On 4/24/20 9:53 PM, David Kalnischkies wrote:
> Anyway, as there is nothing apt can really do about this I have to
> reassign back even if I dislike bug-pingpong. Feel free to ask if you
> have come up with a specific solution for your problem and want some
> feedback from us regarding apt, but be prepared to explain a lot in your
> question as apt developers are "only" (FSVO) experts in apt, not in the
> dependency trees of all of Debian (you may consider us the rubber duck
> debugging of dependency resolution). 😉
>
>
> Best regards
>
> David Kalnischkies
I have a question:
let's say that I change the recommends, like the following

Recommends: runit-systemd | runit-sysv | runit-init 

What happens in a given system if the "runit-systemd" package is not
in the apt index (the package is not in the repository)?

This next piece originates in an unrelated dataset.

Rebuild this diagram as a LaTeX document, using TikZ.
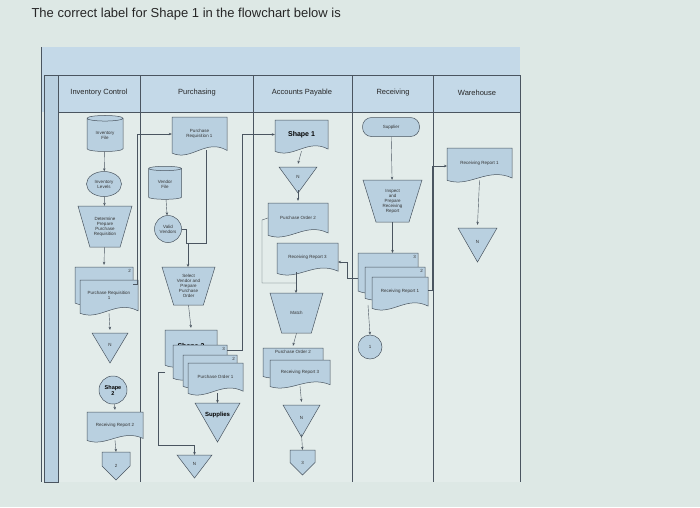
\documentclass[tikz,border=0pt]{standalone}
\usepackage{fontspec}
\setmainfont{Liberation Sans}
\usetikzlibrary{shapes.geometric,arrows.meta}
\definecolor{bgc}{HTML}{DDE8E5}
\definecolor{bandc}{HTML}{C4D9E8}
\definecolor{lanec}{HTML}{E3ECEA}
\definecolor{shpc}{HTML}{B9D0E0}
\definecolor{linec}{HTML}{4A5560}
\tikzset{
 shp/.style={draw=linec,fill=shpc,line width=0.5pt},
 txt/.style={inner sep=0pt,font=\fontsize{4.5}{5}\selectfont,align=center,text=black!80},
 big/.style={inner sep=0pt,font=\bfseries\fontsize{7}{8}\selectfont,align=center},
 hdr/.style={font=\fontsize{7.5}{9}\selectfont,text=black!85},
 con/.style={draw=linec,line width=0.4pt,-{Stealth[length=3pt,width=2.5pt]}},
 ln/.style={draw=linec,line width=0.4pt},
}
% document: [style] name x1 y1 x2 y2 text
\newcommand\docu[7][txt]{%
 \pgfmathsetmacro\dw{#5-#3}\pgfmathsetmacro\dh{#6-#4}%
 \draw[shp] (#3,#4) -- (#5,#4) -- (#5,{#6-0.12*\dh}) .. controls ({#3+0.62*\dw},{#6-0.45*\dh}) and ({#3+0.35*\dw},{#6+0.18*\dh}) .. (#3,{#6-0.05*\dh}) -- cycle;
 \node[#1,minimum width=\dw pt,minimum height=\dh pt,yshift=2pt] (#2) at ({(#3+#5)/2},{(#4+#6)/2}) {#7};}
% trapezoid
\newcommand\trap[6]{%
 \pgfmathsetmacro\dw{#4-#2}\pgfmathsetmacro\dh{#5-#3}%
 \draw[shp] (#2,#3) -- (#4,#3) -- ({#4-0.22*\dw},#5) -- ({#2+0.22*\dw},#5) -- cycle;
 \node[txt,minimum width=\dw pt,minimum height=\dh pt] (#1) at ({(#2+#4)/2},{(#3+#5)/2}) {#6};}
\newcommand\ntri[6]{%
 \pgfmathsetmacro\dw{#4-#2}\pgfmathsetmacro\dh{#5-#3}%
 \draw[shp] (#2,#3) -- (#4,#3) -- ({(#2+#4)/2},#5) -- cycle;
 \node[txt,minimum width=\dw pt,minimum height=\dh pt,yshift=3pt] (#1) at ({(#2+#4)/2},{(#3+#5)/2}) {#6};}
% off-page connector
\newcommand\offp[6]{%
 \pgfmathsetmacro\dw{#4-#2}\pgfmathsetmacro\dh{#5-#3}%
 \draw[shp] (#2,#3) -- (#4,#3) -- (#4,{#3+0.5*\dh}) -- ({(#2+#4)/2},#5) -- (#2,{#3+0.5*\dh}) -- cycle;
 \node[txt,minimum width=\dw pt,minimum height=\dh pt] (#1) at ({(#2+#4)/2},{(#3+#5)/2}) {#6};}
\begin{document}
\begin{tikzpicture}[x=1pt,y=-1pt]
\fill[bgc] (0,0) rectangle (700,507);
\useasboundingbox (0,0) rectangle (700,507);
\node[anchor=west,font=\fontsize{13}{15}\selectfont,text=black!85] (title) at (28,14) {The correct label for Shape 1 in the flowchart below is};
% frame
\fill[lanec] (41,47) rectangle (520,482);
\fill[bandc] (41,47) rectangle (520,112);
\draw[linec,line width=0.5pt] (41,47) -- (41,482);
\draw[linec,line width=0.4pt] (58,75) -- (520,75) (58,112) -- (520,112);
\draw[linec,line width=0.7pt,fill=shpc] (44,75) rectangle (58,482);
\foreach \x in {140,253,352,433,520} \draw[linec,line width=0.4pt] (\x,75) -- (\x,482);
\node[hdr] (h1) at (99,93) {Inventory Control};
\node[hdr] (h2) at (197,93) {Purchasing};
\node[hdr] (h3) at (302,93) {Accounts Payable};
\node[hdr] (h4) at (393,93) {Receiving};
\node[hdr] (h5) at (477,93) {Warehouse};
% ---- Inventory control
\node[shp,cylinder,shape border rotate=90,aspect=0.3,minimum width=36pt,minimum height=36pt,txt] (invfile) at (105,135) {Inventory\\File};
\node[shp,ellipse,minimum width=35pt,minimum height=25pt,txt] (invlev) at (104,184) {Inventory\\Levels};
\trap{detprep}{78}{206}{132}{247}{Determine\\Prepare\\Purchase\\Requisition}
\docu{prq2}{75}{267}{133}{305}{}
\node[txt,anchor=north east] (prq2n) at (131,269) {2};
\docu{prq1}{80}{280}{138}{315}{Purchase Requisition\\1}
\ntri{n1}{92}{333}{128}{363}{N}
\node[shp,circle,minimum size=28pt,inner sep=0pt,align=center,font=\bfseries\fontsize{5.5}{6}\selectfont] (sh2) at (113,390) {Shape\\2};
\docu{rr2}{87}{412}{143}{442}{Receiving Report 2}
\offp{op2}{102}{452}{130}{480}{2}
\draw[con] (invfile) -- (invlev);
\draw[con] (invlev) -- (detprep);
\draw[con] (detprep) -- (prq2.north);
\draw[con] (prq1.south) -- (n1.north);
\draw[con] (sh2) -- (rr2.north);
\draw[con] (rr2.south) -- (op2.north);
% ---- Purchasing
\docu{pr1}{172}{117}{227}{155}{Purchase\\Requisition 1}
\node[shp,cylinder,shape border rotate=90,aspect=0.3,minimum width=33pt,minimum height=33pt,txt] (vfile) at (165,184) {Vendor\\File};
\node[shp,ellipse,minimum width=27pt,minimum height=27pt,txt] (vv) at (168,229) {Valid\\Vendors};
\trap{selv}{162}{267}{215}{305}{Select\\Vendor and\\Prepare\\Purchase\\Order}
\docu[big]{sh3}{165}{330}{217}{367}{Shape 3}
\docu{po3}{173}{345}{227}{380}{}
\node[txt,anchor=north east] (po3n) at (225,347) {3};
\docu{po2}{183}{355}{237}{388}{}
\node[txt,anchor=north east] (po2n) at (235,357) {2};
\docu{po1}{188}{363}{243}{395}{Purchase Order 1}
\draw[shp] (195,403) -- (240,403) -- (217.5,442) -- cycle;
\node[big,font=\bfseries\fontsize{6}{7}\selectfont] (supp1) at (217.5,415) {Supplies};
\ntri{n2}{177}{455}{212}{478}{N}
\draw[con] (prq2.east) -- ++(4,0) |- (pr1.west);
\draw[con] (vfile) -- (vv);
\draw[ln] (206,150) -- (206,243) -- (188,243);
\draw[ln] (vv.east) -- ++(4,0) |- (188,243);
\draw[con] (188,243) -- (188,267);
\draw[con] (selv.south) -- (sh3.north);
\draw[con] (217.5,393) -- (supp1.north |- 0,403);
\draw[ln] (165,372) -- (158,372);
\draw[con] (158,372) -- (158,445) -- (194.5,445) -- (194.5,455);
% ---- Accounts payable
\docu[big]{sh1}{275}{120}{328}{153}{Shape 1}
\ntri{n3}{279}{167}{317}{193}{N}
\docu{pap2}{268}{203}{328}{237}{Purchase Order 2}
\docu{rr3}{277}{243}{338}{275}{Receiving Report 3}
\trap{match}{270}{293}{323}{333}{Match}
\docu{mpo2}{263}{348}{323}{378}{}
\node[txt,anchor=north] (mpo2t) at (293,350) {Purchase Order 2};
\docu{mrr3}{270}{360}{330}{388}{Receiving Report 3}
\ntri{n4}{283}{405}{320}{437}{N}
\offp{op3}{290}{450}{315}{475}{3}
\draw[con] (227,350) -- (242,350) |- (sh1.west);
\draw[con] (sh1.south) -- (n3.north);
\draw[con] (n3.south) -- (pap2.north);
\draw[ln] (pap2.west) -- (262,220) -- (262,283) -- (296,283);
\draw[con] (296,272) -- (296,293);
\draw[con] (match.south) -- (mpo2.north);
\draw[con] (mrr3.south) -- (n4.north);
\draw[con] (n4.south) -- (op3.north);
% ---- Warehouse
\docu{wrr1}{447}{148}{512}{182}{Receiving Report 1}
\coordinate (wrr1w) at (447,166);
\ntri{n5}{458}{228}{497}{262}{N}
\draw[con] (wrr1.south) -- (n5.north);
% ---- Receiving
\node[shp,rounded corners=9pt,minimum width=57pt,minimum height=19pt,txt] (supp2) at (391,127) {Supplier};
\trap{insp}{363}{180}{422}{222}{Inspect\\and\\Prepare\\Receiving\\Report}
\docu{rrr3}{358}{253}{418}{293}{}
\node[txt,anchor=north east] (rrr3n) at (416,255) {3};
\docu{rrr2}{365}{267}{425}{300}{}
\node[txt,anchor=north east] (rrr2n) at (423,269) {2};
\docu{rrr1}{372}{277}{428}{310}{Receiving Report 1}
\node[shp,circle,minimum size=24pt,txt] (c1n) at (370,347) {1};
\draw[con] (supp2) -- (insp);
\draw[con] (insp.south) -- (392.5,253);
\draw[con] (368,305) -- (c1n.north);
\draw[con] (358,278) -- (347,278) -- (347,262) -- (338,262);
\draw[con] (428,290) -- (432,290) |- (wrr1w);
\end{tikzpicture}
\end{document}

What happens if the 'runit-systemd' package exists, but one of its
dependency,
like, for instance, 'systemd-sysv' does not exists in the repository?
Is apt able to jump to the next alternative (runit-sysv), or it will
proceed without recommends, or it will give an error?
I'm asking because there are downstreams (like Devuan) that blacklist
systemd packages
in their archive and I would like to understand what will happen there.